■ Aim
Return each line of the listing that contains the string "with".

■ Dataset content

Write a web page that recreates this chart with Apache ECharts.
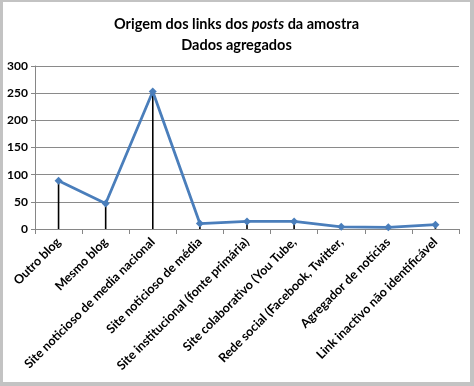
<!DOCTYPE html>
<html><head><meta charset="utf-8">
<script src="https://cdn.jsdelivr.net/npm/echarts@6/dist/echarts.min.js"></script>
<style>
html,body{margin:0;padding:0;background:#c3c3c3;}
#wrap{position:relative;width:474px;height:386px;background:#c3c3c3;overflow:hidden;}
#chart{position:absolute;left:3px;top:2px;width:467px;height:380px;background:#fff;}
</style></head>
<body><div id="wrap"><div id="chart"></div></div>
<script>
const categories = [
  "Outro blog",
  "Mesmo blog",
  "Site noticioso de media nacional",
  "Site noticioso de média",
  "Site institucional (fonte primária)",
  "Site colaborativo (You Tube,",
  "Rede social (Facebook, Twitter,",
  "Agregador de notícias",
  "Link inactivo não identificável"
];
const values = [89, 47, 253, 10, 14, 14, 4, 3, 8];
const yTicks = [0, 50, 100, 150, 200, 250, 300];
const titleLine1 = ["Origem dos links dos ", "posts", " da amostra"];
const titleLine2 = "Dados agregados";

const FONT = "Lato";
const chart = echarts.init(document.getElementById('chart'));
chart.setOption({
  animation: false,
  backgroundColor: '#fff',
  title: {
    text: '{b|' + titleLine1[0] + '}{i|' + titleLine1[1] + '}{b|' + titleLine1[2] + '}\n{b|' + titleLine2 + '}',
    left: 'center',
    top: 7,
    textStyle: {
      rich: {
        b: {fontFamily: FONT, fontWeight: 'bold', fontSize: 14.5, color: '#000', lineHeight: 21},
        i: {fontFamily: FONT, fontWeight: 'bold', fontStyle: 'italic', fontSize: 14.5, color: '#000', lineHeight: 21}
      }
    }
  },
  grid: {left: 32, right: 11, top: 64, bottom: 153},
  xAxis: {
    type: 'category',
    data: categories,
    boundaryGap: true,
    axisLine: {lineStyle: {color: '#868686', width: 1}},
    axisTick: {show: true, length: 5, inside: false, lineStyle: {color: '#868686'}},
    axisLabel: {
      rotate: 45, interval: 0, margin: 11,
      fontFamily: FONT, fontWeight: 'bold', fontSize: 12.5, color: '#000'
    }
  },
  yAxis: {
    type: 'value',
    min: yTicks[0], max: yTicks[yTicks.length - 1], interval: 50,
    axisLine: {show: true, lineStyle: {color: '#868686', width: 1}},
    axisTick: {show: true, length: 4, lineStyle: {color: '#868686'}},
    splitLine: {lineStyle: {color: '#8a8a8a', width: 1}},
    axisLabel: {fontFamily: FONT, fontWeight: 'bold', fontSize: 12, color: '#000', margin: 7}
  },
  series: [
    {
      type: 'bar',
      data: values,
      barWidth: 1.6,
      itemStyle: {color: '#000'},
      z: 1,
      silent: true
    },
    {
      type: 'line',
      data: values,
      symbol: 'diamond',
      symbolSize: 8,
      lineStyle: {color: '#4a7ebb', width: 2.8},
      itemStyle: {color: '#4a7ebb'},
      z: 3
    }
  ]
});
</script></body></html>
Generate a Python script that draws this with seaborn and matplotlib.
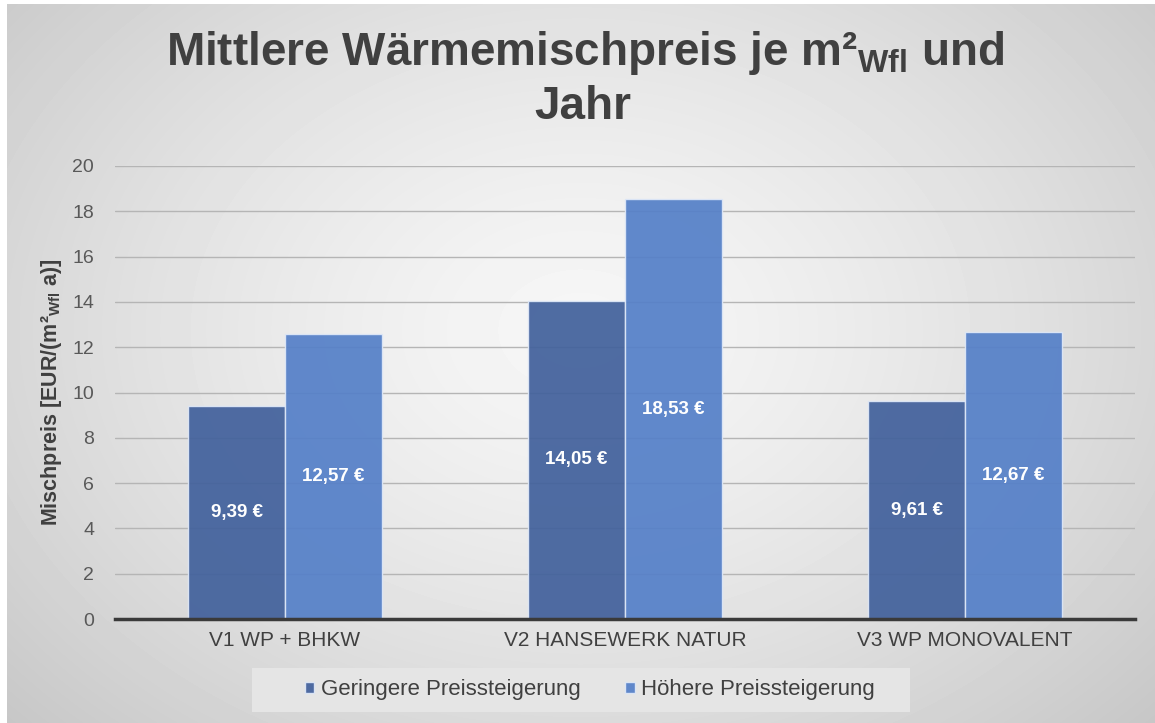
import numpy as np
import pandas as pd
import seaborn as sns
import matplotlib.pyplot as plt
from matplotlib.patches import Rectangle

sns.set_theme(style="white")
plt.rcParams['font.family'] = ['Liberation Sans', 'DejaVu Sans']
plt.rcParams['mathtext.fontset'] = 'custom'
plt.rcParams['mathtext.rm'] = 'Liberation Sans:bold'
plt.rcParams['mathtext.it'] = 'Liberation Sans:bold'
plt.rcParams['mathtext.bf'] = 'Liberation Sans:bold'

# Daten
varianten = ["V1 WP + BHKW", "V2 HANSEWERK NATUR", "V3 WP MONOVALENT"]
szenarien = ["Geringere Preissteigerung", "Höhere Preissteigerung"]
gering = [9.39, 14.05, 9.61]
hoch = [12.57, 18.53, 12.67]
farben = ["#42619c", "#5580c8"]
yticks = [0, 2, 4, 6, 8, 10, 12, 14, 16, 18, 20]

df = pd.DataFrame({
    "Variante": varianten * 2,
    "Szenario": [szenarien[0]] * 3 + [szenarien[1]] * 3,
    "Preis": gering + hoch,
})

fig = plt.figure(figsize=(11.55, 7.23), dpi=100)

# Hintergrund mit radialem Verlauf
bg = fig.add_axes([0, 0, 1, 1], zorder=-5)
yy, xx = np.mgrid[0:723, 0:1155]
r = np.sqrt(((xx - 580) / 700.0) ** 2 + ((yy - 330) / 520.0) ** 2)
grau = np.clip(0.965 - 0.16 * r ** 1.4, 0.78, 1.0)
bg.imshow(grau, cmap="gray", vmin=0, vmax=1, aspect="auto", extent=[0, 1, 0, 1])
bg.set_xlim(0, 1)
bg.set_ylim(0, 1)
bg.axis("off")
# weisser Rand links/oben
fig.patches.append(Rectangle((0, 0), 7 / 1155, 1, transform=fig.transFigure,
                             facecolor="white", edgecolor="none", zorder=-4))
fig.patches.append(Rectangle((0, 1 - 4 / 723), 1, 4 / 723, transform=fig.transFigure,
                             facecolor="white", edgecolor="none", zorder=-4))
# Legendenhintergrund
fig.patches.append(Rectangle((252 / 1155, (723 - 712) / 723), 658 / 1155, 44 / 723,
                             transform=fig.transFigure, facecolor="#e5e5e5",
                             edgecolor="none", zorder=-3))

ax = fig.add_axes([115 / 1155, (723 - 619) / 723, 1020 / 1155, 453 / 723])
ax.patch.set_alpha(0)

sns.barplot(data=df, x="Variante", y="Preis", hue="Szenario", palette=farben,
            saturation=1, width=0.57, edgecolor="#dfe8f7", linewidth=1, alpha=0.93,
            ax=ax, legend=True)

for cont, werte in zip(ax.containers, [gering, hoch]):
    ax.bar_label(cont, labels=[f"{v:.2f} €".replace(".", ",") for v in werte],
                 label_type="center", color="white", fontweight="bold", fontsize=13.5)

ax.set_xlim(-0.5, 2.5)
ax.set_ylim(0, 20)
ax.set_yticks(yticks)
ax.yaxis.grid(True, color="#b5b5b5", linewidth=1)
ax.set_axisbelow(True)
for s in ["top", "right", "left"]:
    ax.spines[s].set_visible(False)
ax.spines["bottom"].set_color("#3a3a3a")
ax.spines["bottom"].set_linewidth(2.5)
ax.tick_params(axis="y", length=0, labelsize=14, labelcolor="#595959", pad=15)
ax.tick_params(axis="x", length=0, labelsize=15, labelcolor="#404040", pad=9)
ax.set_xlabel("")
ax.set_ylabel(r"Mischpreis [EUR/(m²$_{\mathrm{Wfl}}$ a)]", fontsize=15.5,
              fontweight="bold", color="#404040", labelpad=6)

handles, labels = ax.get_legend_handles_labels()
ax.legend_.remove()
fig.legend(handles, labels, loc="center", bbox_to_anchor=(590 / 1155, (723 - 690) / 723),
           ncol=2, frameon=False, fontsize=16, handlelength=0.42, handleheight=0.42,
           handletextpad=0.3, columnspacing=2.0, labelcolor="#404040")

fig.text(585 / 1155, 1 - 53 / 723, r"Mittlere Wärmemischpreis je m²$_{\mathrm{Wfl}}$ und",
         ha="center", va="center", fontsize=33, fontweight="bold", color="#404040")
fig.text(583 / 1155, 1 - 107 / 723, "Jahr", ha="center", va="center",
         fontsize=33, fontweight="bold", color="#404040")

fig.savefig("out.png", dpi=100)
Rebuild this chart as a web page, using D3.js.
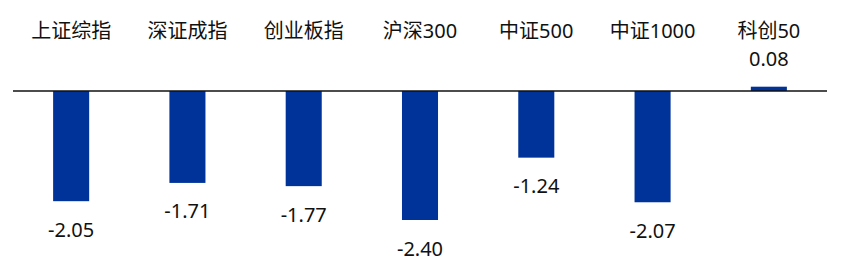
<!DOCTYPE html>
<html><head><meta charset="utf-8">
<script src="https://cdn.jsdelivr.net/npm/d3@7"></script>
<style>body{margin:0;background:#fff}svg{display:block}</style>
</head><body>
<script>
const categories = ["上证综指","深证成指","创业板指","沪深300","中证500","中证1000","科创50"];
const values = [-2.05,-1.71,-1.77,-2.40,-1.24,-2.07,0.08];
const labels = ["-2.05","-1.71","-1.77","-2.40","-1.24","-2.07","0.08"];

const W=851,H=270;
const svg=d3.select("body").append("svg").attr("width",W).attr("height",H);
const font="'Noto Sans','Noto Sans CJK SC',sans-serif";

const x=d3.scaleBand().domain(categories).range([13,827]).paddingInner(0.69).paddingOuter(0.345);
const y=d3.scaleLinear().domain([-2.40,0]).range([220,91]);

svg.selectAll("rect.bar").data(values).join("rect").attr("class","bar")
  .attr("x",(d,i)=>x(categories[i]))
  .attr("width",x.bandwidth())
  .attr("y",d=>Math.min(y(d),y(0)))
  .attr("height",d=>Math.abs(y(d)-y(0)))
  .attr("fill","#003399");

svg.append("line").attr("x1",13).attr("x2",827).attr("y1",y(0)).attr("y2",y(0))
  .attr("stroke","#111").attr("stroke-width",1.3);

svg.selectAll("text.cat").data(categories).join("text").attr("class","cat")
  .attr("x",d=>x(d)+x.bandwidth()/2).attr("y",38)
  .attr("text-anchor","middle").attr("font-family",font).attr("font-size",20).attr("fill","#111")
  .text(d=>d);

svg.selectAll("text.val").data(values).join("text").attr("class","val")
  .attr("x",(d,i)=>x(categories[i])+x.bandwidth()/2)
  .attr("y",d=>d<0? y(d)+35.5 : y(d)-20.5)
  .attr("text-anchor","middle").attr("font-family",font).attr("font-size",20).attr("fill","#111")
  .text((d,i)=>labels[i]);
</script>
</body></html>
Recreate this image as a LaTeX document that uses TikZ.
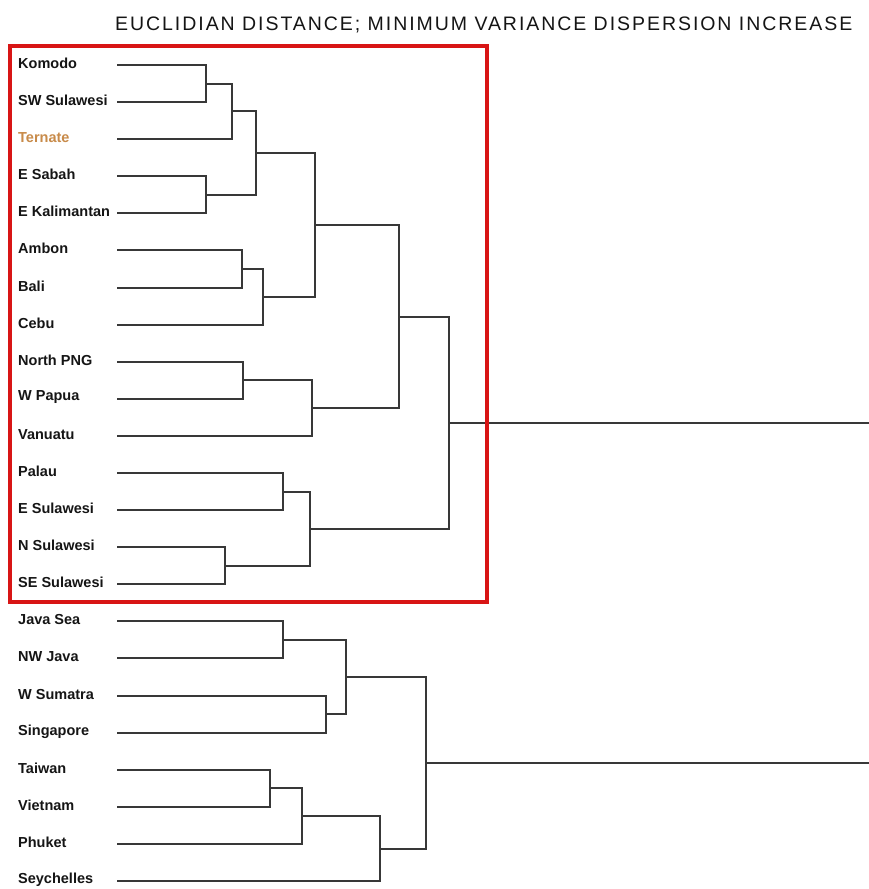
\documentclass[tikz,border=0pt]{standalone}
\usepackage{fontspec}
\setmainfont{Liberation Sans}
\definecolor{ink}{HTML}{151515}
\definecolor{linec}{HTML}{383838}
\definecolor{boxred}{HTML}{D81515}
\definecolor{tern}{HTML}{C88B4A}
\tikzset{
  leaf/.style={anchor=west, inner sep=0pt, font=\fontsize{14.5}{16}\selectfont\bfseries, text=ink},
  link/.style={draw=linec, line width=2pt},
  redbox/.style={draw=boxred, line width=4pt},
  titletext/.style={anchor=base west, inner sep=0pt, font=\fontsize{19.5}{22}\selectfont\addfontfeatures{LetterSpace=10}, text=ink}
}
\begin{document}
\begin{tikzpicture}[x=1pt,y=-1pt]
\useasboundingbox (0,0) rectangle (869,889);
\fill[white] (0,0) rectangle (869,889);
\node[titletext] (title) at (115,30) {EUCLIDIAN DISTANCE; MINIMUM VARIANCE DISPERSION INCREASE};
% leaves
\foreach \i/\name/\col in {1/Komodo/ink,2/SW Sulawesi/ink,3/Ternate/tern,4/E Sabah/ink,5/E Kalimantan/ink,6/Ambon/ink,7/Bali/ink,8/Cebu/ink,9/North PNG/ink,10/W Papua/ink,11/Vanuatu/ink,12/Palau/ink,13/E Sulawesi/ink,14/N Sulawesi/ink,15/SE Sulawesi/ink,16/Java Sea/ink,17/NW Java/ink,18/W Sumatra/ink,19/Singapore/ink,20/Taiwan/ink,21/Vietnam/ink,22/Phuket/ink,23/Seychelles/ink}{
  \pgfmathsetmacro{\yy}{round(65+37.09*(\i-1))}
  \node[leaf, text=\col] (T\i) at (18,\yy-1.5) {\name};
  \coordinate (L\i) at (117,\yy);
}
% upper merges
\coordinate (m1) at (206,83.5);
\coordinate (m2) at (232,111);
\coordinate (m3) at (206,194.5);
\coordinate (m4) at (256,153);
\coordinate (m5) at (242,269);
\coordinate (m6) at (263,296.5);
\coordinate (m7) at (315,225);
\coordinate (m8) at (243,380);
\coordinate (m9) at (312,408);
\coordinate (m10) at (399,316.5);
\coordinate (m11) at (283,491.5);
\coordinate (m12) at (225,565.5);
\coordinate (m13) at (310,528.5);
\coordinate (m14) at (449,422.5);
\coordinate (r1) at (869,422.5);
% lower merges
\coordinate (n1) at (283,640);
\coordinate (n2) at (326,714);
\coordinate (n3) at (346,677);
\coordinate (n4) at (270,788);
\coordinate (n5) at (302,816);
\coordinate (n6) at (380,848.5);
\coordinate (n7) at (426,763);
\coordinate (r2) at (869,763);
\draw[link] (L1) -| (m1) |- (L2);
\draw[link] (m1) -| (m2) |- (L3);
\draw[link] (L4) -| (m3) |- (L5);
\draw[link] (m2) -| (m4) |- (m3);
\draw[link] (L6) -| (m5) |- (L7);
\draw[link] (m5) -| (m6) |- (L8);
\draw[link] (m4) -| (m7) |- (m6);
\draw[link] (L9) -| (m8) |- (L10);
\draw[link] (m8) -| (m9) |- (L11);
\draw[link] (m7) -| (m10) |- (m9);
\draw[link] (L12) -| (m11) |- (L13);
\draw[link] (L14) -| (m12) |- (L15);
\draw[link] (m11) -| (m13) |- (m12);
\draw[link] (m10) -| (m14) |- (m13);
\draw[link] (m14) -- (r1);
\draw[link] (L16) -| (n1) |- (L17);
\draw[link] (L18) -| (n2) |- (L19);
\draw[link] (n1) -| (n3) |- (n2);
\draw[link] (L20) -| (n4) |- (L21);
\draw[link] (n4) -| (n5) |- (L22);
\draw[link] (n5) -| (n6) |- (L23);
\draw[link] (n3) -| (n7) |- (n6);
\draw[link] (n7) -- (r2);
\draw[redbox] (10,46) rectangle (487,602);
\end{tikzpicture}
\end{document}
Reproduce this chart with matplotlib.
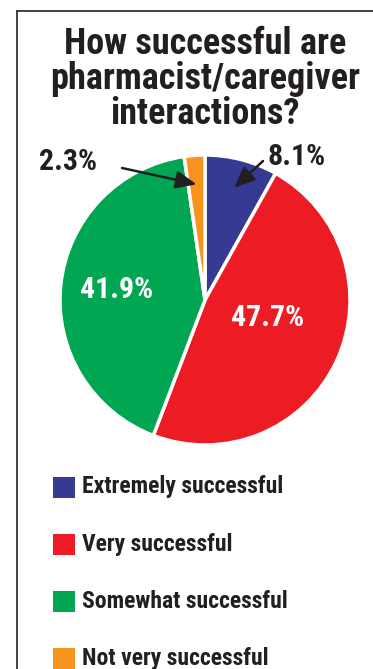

■ Correct result
Write a web page that recreates this chart with Apache ECharts.
Generate a Python script that draws this with seaborn and matplotlib.
Reproduce this chart with matplotlib.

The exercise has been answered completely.